2) Select a roof family first
Pick gable if you want straightforward framing and cost predictability. Pick gambrel if you need more upper volume and a classic barn silhouette. Your calculator can model both, but your framing plan and connector schedule differ significantly between the two.
3) Run several dimension scenarios
Use the calculator to test at least three options. Example for a 36 ft span gable barn:
- 8 ft rise, about 24.0 degrees, near 5.3:12
- 10 ft rise, about 29.1 degrees, near 6.7:12
- 12 ft rise, about 33.7 degrees, 8:12
This helps you compare appearance, drainage, and material quantity impact before finalizing.

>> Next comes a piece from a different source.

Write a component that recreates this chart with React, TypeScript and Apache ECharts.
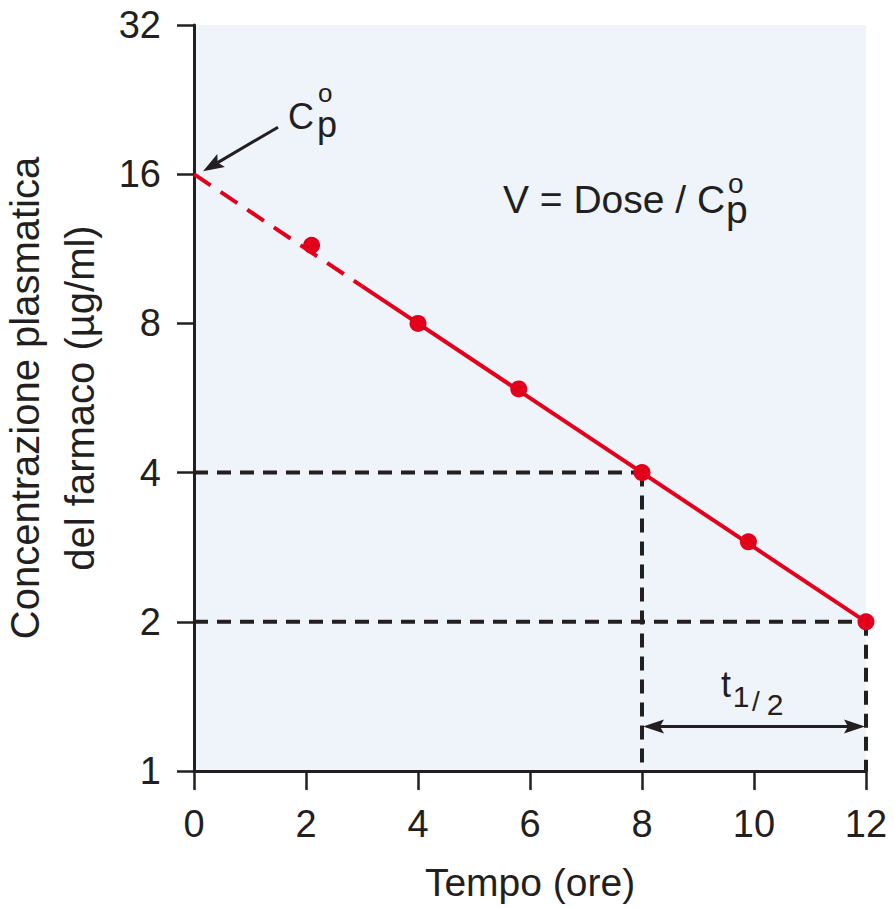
import React, { useEffect, useRef } from "react";
import * as echarts from "echarts";

// ---- data ----
const timeTicks = [0, 2, 4, 6, 8, 10, 12];
const concTicks = [1, 2, 4, 8, 16, 32];
const sampleTimes = [2.1, 4, 5.8, 8, 9.9, 12];
const sampleConc = [11.5, 8, 5.9, 4, 2.9, 2];
const fitExtrapolated = [[0, 16], [3, 9.51]];
const fitObserved = [[3, 9.51], [12, 2]];
const refLineConc4 = [[0, 4], [8, 4]];
const refLineTime8 = [[8, 4], [8, 1]];
const refLineConc2 = [[0, 2], [12, 2]];
const refLineTime12 = [[12, 2], [12, 1]];
const halfLifeFrom = [8, 1.23];
const halfLifeTo = [12, 1.23];
const initialConc = [0, 16];

const RED = "#e2001a";
const INK = "#231f20";
const BG = "#eff3fa";
const FONT = '"Liberation Sans", Arial, Helvetica, sans-serif';

function arrowHead(tip: number[], from: number[], len: number, half: number, notch: number) {
  const dx = tip[0] - from[0];
  const dy = tip[1] - from[1];
  const L = Math.hypot(dx, dy);
  const ux = dx / L, uy = dy / L;
  const nx = -uy, ny = ux;
  const bx = tip[0] - ux * len, by = tip[1] - uy * len;
  const base = [tip[0] - ux * (len - notch), tip[1] - uy * (len - notch)];
  return {
    points: [tip, [bx + nx * half, by + ny * half], base, [bx - nx * half, by - ny * half]],
    base,
  };
}

function txt(text: string, x: number, y: number, size: number, align = "left", lineHeight?: number) {
  return {
    type: "text",
    x,
    y,
    z: 100,
    style: {
      text,
      fontSize: size,
      fontFamily: FONT,
      fill: INK,
      textAlign: align,
      textVerticalAlign: "middle",
      lineHeight: lineHeight ?? size,
    },
  };
}

export default function App() {
  const ref = useRef<HTMLDivElement>(null);
  useEffect(() => {
    document.body.style.margin = "0";
    const el = ref.current!;
    const chart = echarts.init(el, null, { renderer: "svg" });
    const dashedRef = (data: number[][]) => ({
      type: "line",
      data,
      symbol: "none",
      silent: true,
      z: 2,
      lineStyle: { color: INK, width: 4, type: [14, 9] },
    });
    chart.setOption({
      animation: false,
      grid: {
        left: 194,
        right: 28,
        top: 25,
        bottom: 137,
        show: true,
        backgroundColor: BG,
        borderWidth: 0,
        outerBoundsMode: "none",
      },
      xAxis: {
        type: "value",
        min: timeTicks[0],
        max: timeTicks[timeTicks.length - 1],
        interval: 2,
        name: "Tempo (ore)",
        nameLocation: "middle",
        nameGap: 92,
        nameMoveOverlap: false,
        nameTextStyle: { fontSize: 39, fontFamily: FONT, color: INK },
        axisLine: { show: true, onZero: false, lineStyle: { color: INK, width: 3 } },
        axisTick: { show: true, inside: false, length: 19, lineStyle: { color: INK, width: 2.5 } },
        axisLabel: { fontSize: 38, fontFamily: FONT, color: INK, margin: 34 },
        splitLine: { show: false },
      },
      yAxis: {
        type: "log",
        logBase: 2,
        min: concTicks[0],
        max: concTicks[concTicks.length - 1],
        splitNumber: 5,
        name: "Concentrazione plasmatica\ndel farmaco (µg/ml)",
        nameLocation: "middle",
        nameRotate: 90,
        nameGap: 87,
        nameMoveOverlap: false,
        nameTextStyle: { fontSize: 40, fontFamily: FONT, color: INK, lineHeight: 55 },
        axisLine: { show: true, onZero: false, lineStyle: { color: INK, width: 3 } },
        axisTick: { show: true, inside: false, length: 17, lineStyle: { color: INK, width: 2.5 } },
        axisLabel: {
          fontSize: 38,
          fontFamily: FONT,
          color: INK,
          margin: 33,
          formatter: (v: number) => String(Math.round(v)),
        },
        splitLine: { show: false },
        minorTick: { show: false },
      },
      series: [
        dashedRef(refLineConc4),
        dashedRef(refLineTime8),
        dashedRef(refLineConc2),
        dashedRef(refLineTime12),
        {
          type: "line",
          data: fitExtrapolated,
          symbol: "none",
          z: 3,
          lineStyle: { color: RED, width: 4, type: [20, 12], opacity: 1 },
        },
        {
          type: "line",
          data: fitObserved,
          symbol: "none",
          z: 3,
          lineStyle: { color: RED, width: 4, type: "solid", opacity: 1 },
        },
        {
          type: "scatter",
          data: sampleTimes.map((t, i) => [t, sampleConc[i]]),
          symbol: "circle",
          symbolSize: 17,
          z: 4,
          itemStyle: { color: RED, opacity: 1 },
        },
      ],
    });

    const px = (p: number[]) => chart.convertToPixel({ gridIndex: 0 }, p) as number[];

    // arrow to C0p
    const p0 = px(initialConc);
    const tip1 = [p0[0] + 9, p0[1] - 3];
    const tail1 = [p0[0] + 84, p0[1] - 47];
    const head1 = arrowHead(tip1, tail1, 21, 7.5, 4);

    // half-life double arrow
    const a = px(halfLifeFrom);
    const b = px(halfLifeTo);
    const hl = arrowHead([a[0] + 1, a[1]], b, 21, 7, 4);
    const hr = arrowHead([b[0] - 1, b[1]], a, 21, 7, 4);
    const mid = [(a[0] + b[0]) / 2, a[1]];

    chart.setOption({
      graphic: [
        {
          type: "line",
          z: 100,
          shape: { x1: tail1[0], y1: tail1[1], x2: head1.base[0], y2: head1.base[1] },
          style: { stroke: INK, lineWidth: 3 },
        },
        { type: "polygon", z: 100, shape: { points: head1.points }, style: { fill: INK } },
        txt("C", 288, 116, 36, "left", 28),
        txt("o", 318, 93, 26, "left", 14),
        txt("p", 317, 124, 36, "left", 18),

        txt("V = Dose / C", 503, 199, 39, "left", 30),
        txt("o", 728, 183, 28, "left", 14),
        txt("p", 726, 209, 39, "left", 20),

        {
          type: "line",
          z: 100,
          shape: { x1: hl.base[0], y1: hl.base[1], x2: hr.base[0], y2: hr.base[1] },
          style: { stroke: INK, lineWidth: 3 },
        },
        { type: "polygon", z: 100, shape: { points: hl.points }, style: { fill: INK } },
        { type: "polygon", z: 100, shape: { points: hr.points }, style: { fill: INK } },
        txt("t", mid[0] - 28, mid[1] - 42, 36, "center", 26),
        txt("1", mid[0] - 13, mid[1] - 30, 30, "center", 22),
        txt("/", mid[0] + 2, mid[1] - 25, 28, "center", 20),
        txt("2", mid[0] + 21, mid[1] - 22, 30, "center", 22),
      ],
    });

    return () => chart.dispose();
  }, []);
  return <div ref={ref} style={{ width: 894, height: 908 }} />;
}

4) Verify material minimum slope
Every roof covering has minimum slope requirements and underlayment details. Corrugated and standing seam metal systems can often run at lower slopes than many shingle systems, but seam type, panel profile, and manufacturer installation instructions are critical. Always follow tested assemblies and product approvals.
5) Coordinate structure and details
Roof angle is only one part of performance. Purlin spacing, truss design, collar tie strategy, uplift resistance, ridge detailing, and ventilation openings all need to be coordinated. If your calculator indicates a steep angle in a high wind region, uplift fastening design becomes especially important.
Common design mistakes and how to avoid them
- Mixing full span and half run: Many errors happen when users divide or do not divide the span correctly.
- Ignoring unit consistency: Keep every input in one unit system until final conversion.
- Assuming snowfall equals design snow load: Climate averages are not a substitute for code load maps and engineering formulas.
- Choosing pitch by appearance alone: Aesthetic preference should not overrule weather performance and structural design.
- Skipping overhang impact: Overhang changes total roof surface area and can influence material quantities and edge wind behavior.
Authoritative resources for deeper technical work
Use these references to move from conceptual sizing into code-aligned design checks:
- NOAA National Centers for Environmental Information, U.S. Climate Normals (.gov)
- FEMA Building Science resources for hazard resistant construction (.gov)
- Penn State Extension agricultural and farm structure guidance (.edu)
FAQ for barn roof angle calculations
What is a good roof angle for a barn?
There is no single perfect number. Many barns perform well in moderate ranges, but local snow and wind criteria, roofing material limits, and structural design control the final selection.
Is a steeper roof always better for snow?
Steeper roofs can shed snow faster, but they are not automatically better in every region. Wind exposure, drift patterns, framing cost, and maintenance access all matter.
Can I use this calculator for permit drawings?
You can use it for early planning and comparison, then pass selected geometry to your designer, engineer, or truss provider for stamped calculations and permit-ready documentation.
Should I choose gambrel for extra loft space?
Often yes, especially if upper storage volume is a priority. Still, compare labor complexity and detailing demands before committing.
Final planning advice
A barn roof angle calculator is most valuable when used as a decision tool, not just a math tool. Test practical scenarios, compare gable and gambrel behavior, account for climate and materials, and then validate with local code and professional design input. The result is a barn roof that looks right, sheds weather effectively, and performs reliably over decades.